What Practical Tips Help You Write Era-Appropriate Sentences?

  1. Read primary sources from the era. If you're writing about the American Revolution, read letters from that period. If you're writing about ancient Rome, read translations of Livy or Tacitus. You'll absorb the sentence rhythms naturally.
  2. Match your verbs to the period. Ancient events use verbs like conquered, decreed, sacrificed. Modern events use verbs like negotiated, implemented, disclosed.
  3. Reference the technology of the time. A medieval sentence might mention a drawbridge or a scribe's quill. A 20th-century sentence might mention a telegram or a radio broadcast. These small details anchor your writing in the right period.
  4. Use era-appropriate time markers. Ancient writers used regnal years ("in the fifth year of Pharaoh's reign"). Modern writers use calendar dates and UTC timestamps. Matching these conventions adds authenticity.
  5. Read your sentences aloud.

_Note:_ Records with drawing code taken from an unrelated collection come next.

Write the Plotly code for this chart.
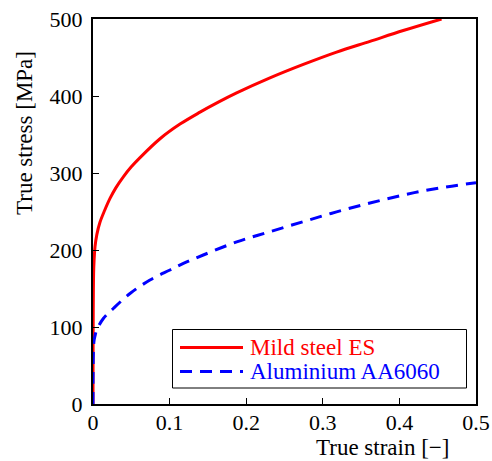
import plotly.graph_objects as go

# Mild steel ES (true strain [-], true stress [MPa])
steel_strain = [0.0, 0.0008, 0.0015, 0.0026, 0.0050, 0.0091, 0.0150, 0.0222, 0.0300,
                0.0396, 0.0500, 0.0614, 0.0875, 0.1136, 0.1397, 0.1636, 0.1875, 0.2310,
                0.2746, 0.3180, 0.3616, 0.4050, 0.4550]
steel_stress = [0.0, 170.0, 188.0, 204.0, 220.0, 236.0, 251.0, 267.0, 281.0,
                295.0, 308.0, 320.0, 344.5, 363.5, 379.0, 392.0, 404.0, 423.5,
                441.0, 457.0, 471.0, 485.0, 500.0]

# Aluminium AA6060
alu_strain = [0.0, 0.0011, 0.0025, 0.0048, 0.0135, 0.0265, 0.0483, 0.0744, 0.1005,
              0.1180, 0.1440, 0.1876, 0.2310, 0.2746, 0.3180, 0.3616, 0.4050,
              0.4487, 0.5000]
alu_stress = [0.0, 80.0, 88.0, 96.0, 111.0, 124.0, 143.5, 161.0, 174.0,
              182.5, 193.5, 210.5, 223.8, 236.8, 249.5, 261.0, 271.4,
              280.0, 287.4]

series_names = ["Mild steel ES", "Aluminium AA6060"]
series_colors = ["#ff0000", "#0000ff"]

x_ticks = [0, 0.1, 0.2, 0.3, 0.4, 0.5]
x_tick_labels = ["0", "0.1", "0.2", "0.3", "0.4", "0.5"]
y_ticks = [0, 100, 200, 300, 400, 500]
y_tick_labels = ["0", "100", "200", "300", "400", "500"]

FONT = "Liberation Serif"
W, H = 492, 461
ML, MR, MT, MB = 93, 16, 19, 57
PW, PH = W - ML - MR, H - MT - MB


def px_x(px):
    return (px - ML) / PW


def px_y(py):
    return (H - MB - py) / PH


fig = go.Figure()
fig.add_trace(go.Scatter(
    x=steel_strain, y=steel_stress, mode="lines", name=series_names[0],
    line=dict(color=series_colors[0], width=3, shape="spline", smoothing=1.0),
    showlegend=False,
))
fig.add_trace(go.Scatter(
    x=alu_strain, y=alu_stress, mode="lines", name=series_names[1],
    line=dict(color=series_colors[1], width=3, dash="12px,8px", shape="spline", smoothing=1.0),
    showlegend=False,
))

axis_common = dict(
    showgrid=False, zeroline=False, showline=True, linecolor="black", linewidth=2,
    mirror=True, ticks="inside", ticklen=6, tickcolor="black", tickwidth=1,
    tickfont=dict(family=FONT, size=22, color="black"), automargin=False,
)
fig.update_xaxes(range=[0, 0.5], tickvals=x_ticks, ticktext=x_tick_labels,
                 ticklabelstandoff=-2, **axis_common)
fig.update_yaxes(range=[0, 500], tickvals=y_ticks, ticktext=y_tick_labels,
                 ticklabelstandoff=4, **axis_common)

# legend drawn as box + sample lines + text
shapes = [
    dict(type="rect", xref="paper", yref="paper",
         x0=px_x(172.5), x1=px_x(466.5), y0=px_y(388), y1=px_y(329.5),
         line=dict(color="black", width=1), fillcolor="white", layer="above"),
    dict(type="line", xref="paper", yref="paper",
         x0=px_x(180), x1=px_x(243), y0=px_y(347.5), y1=px_y(347.5),
         line=dict(color=series_colors[0], width=3), layer="above"),
    dict(type="line", xref="paper", yref="paper",
         x0=px_x(180), x1=px_x(243), y0=px_y(371.5), y1=px_y(371.5),
         line=dict(color=series_colors[1], width=3, dash="12px,8px"), layer="above"),
]

annotations = [
    dict(text=series_names[0], x=px_x(248), y=px_y(347.5), xref="paper", yref="paper",
         xanchor="left", yanchor="middle", showarrow=False,
         font=dict(family=FONT, size=23, color=series_colors[0])),
    dict(text=series_names[1], x=px_x(248), y=px_y(371.5), xref="paper", yref="paper",
         xanchor="left", yanchor="middle", showarrow=False,
         font=dict(family=FONT, size=23, color=series_colors[1])),
    dict(text="True strain [−]", x=px_x(383), y=px_y(447.5), xref="paper", yref="paper",
         xanchor="center", yanchor="middle", showarrow=False,
         font=dict(family=FONT, size=23, color="black")),
    dict(text="True stress [MPa]", x=px_x(24), y=px_y(133), xref="paper", yref="paper",
         xanchor="center", yanchor="middle", textangle=-90, showarrow=False,
         font=dict(family=FONT, size=23, color="black")),
]

fig.update_layout(
    width=W, height=H,
    margin=dict(l=ML, r=MR, t=MT, b=MB, pad=0),
    plot_bgcolor="white", paper_bgcolor="white",
    font=dict(family=FONT, size=22, color="black"),
    showlegend=False,
    shapes=shapes,
    annotations=annotations,
)

fig.write_html("out.html", config={"displayModeBar": False},
               post_script="document.body.style.margin='0';")
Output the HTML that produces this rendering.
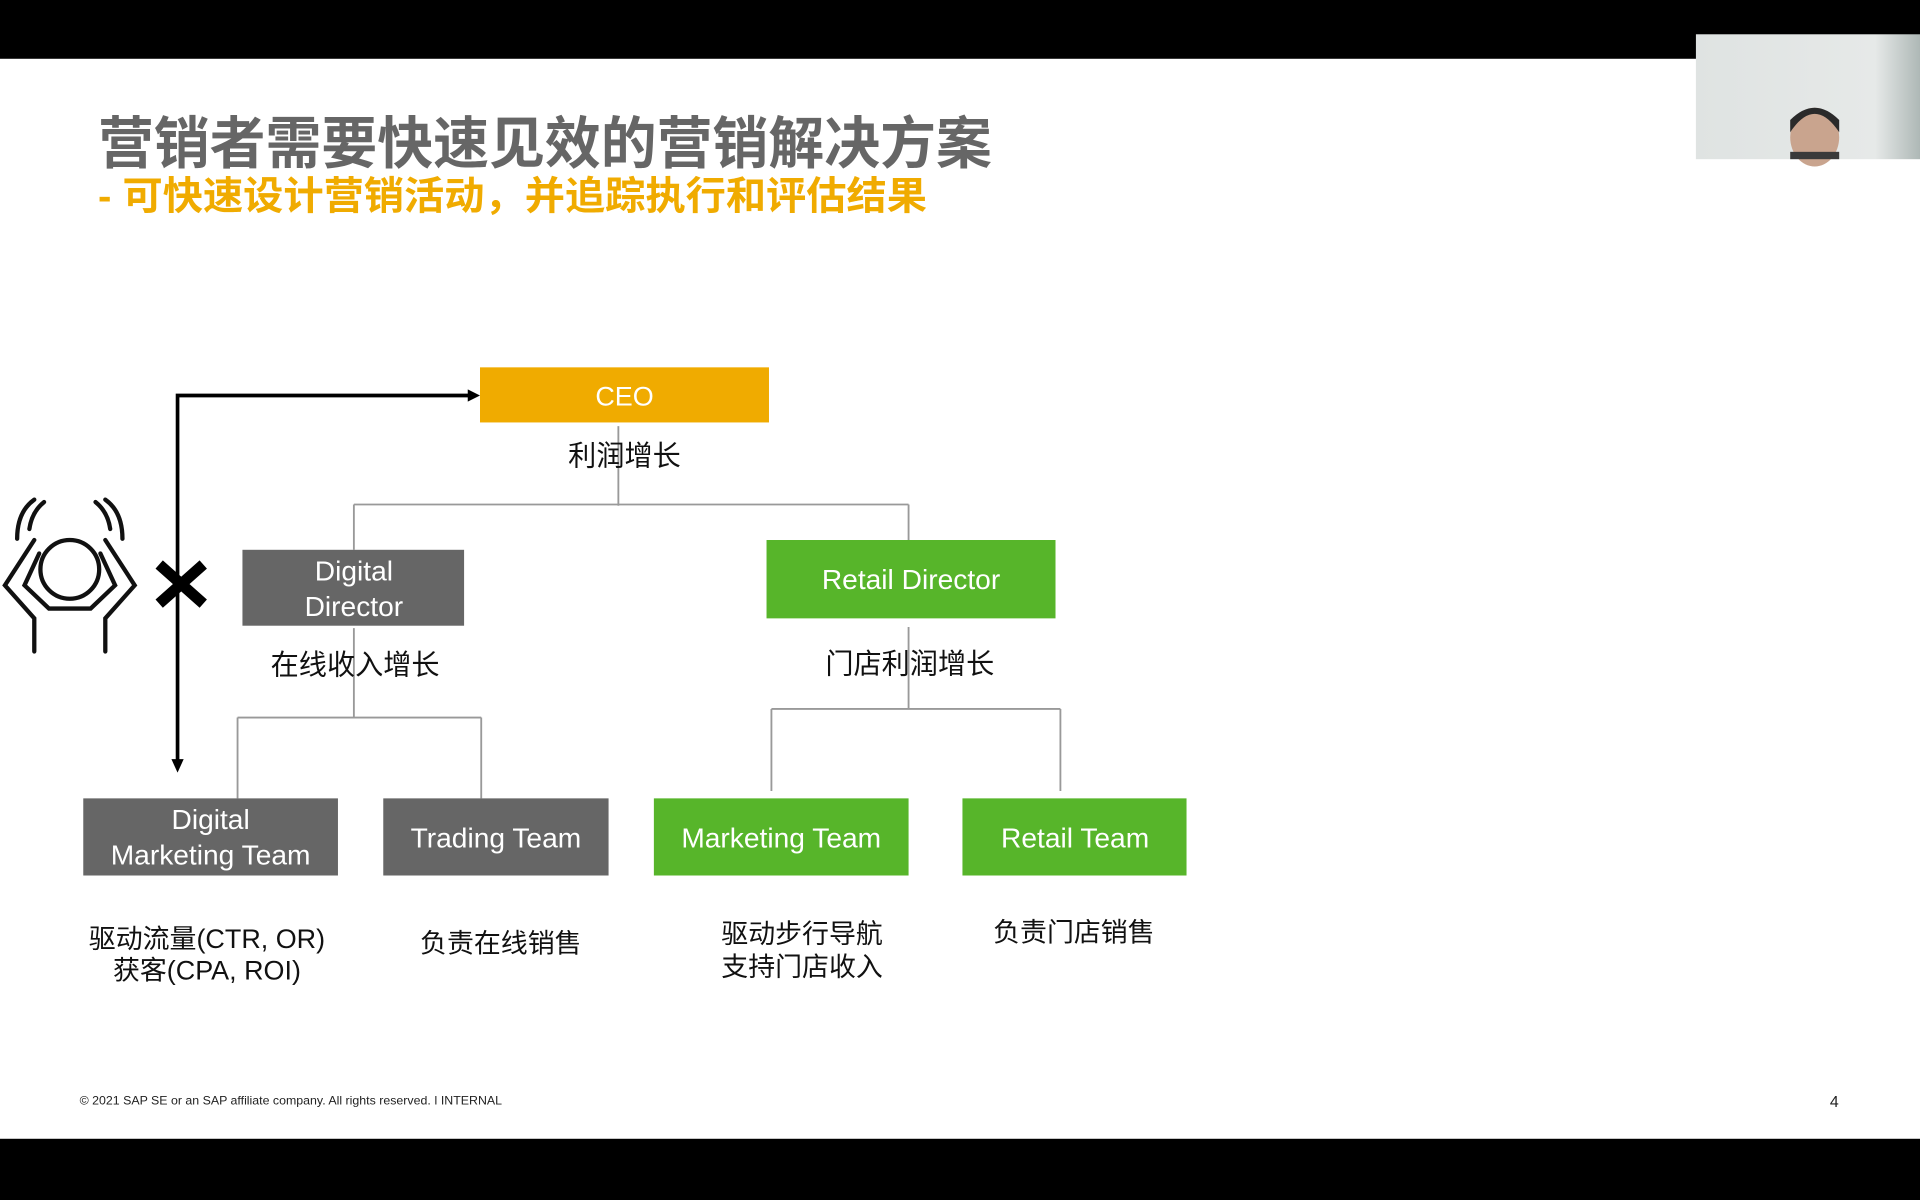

If a sentence about the feudal system sounds like it could describe a corporate merger, revise it.

Can You Show a Side-by-Side Comparison?

Here's the same basic event a ruler losing power written for different eras:

  • Ancient: "The emperor's grip on the western provinces weakened as rival generals commanded the loyalty of legions once bound to the throne."
  • Medieval: "When the king's vassals refused to answer his call to arms, the feudal order that had held the kingdom together began to fracture."
  • Early Modern: "Parliament stripped the monarch of his authority over taxation, a move that redefined the balance between crown and commons."
  • Modern: "The prime minister lost a vote of no confidence after members of her own party broke ranks over the austerity bill."

Same theme. Four different eras. Four completely different sentences. The vocabulary, structure, and framing all shift to match the period.

Where Should You Go from Here?

Start by picking a historical event you're writing about and asking yourself three questions:

  1. What vocabulary would someone in this era have used?
  2. What was the dominant political or social structure, and how does that shape the sentence?
  3. What's the natural sentence rhythm for sources from this period?

Practice rewriting the same event for three different eras. Compare your drafts. You'll start to see patterns in how your word choices and sentence structures shift and that awareness is what makes the skill stick.

Quick Checklist for Era-Based Sentence Variation:

  • Identify the historical era and its key vocabulary before writing.
  • Read at least one primary source or translation from the period.
  • Match sentence length to the era's writing conventions.
  • Reference era-specific technology, institutions, and social structures.
  • Avoid modern framing that distorts the period's worldview.
  • Read sentences aloud to check for tonal consistency.
  • Revise mixed-era paragraphs to ensure clear temporal transitions.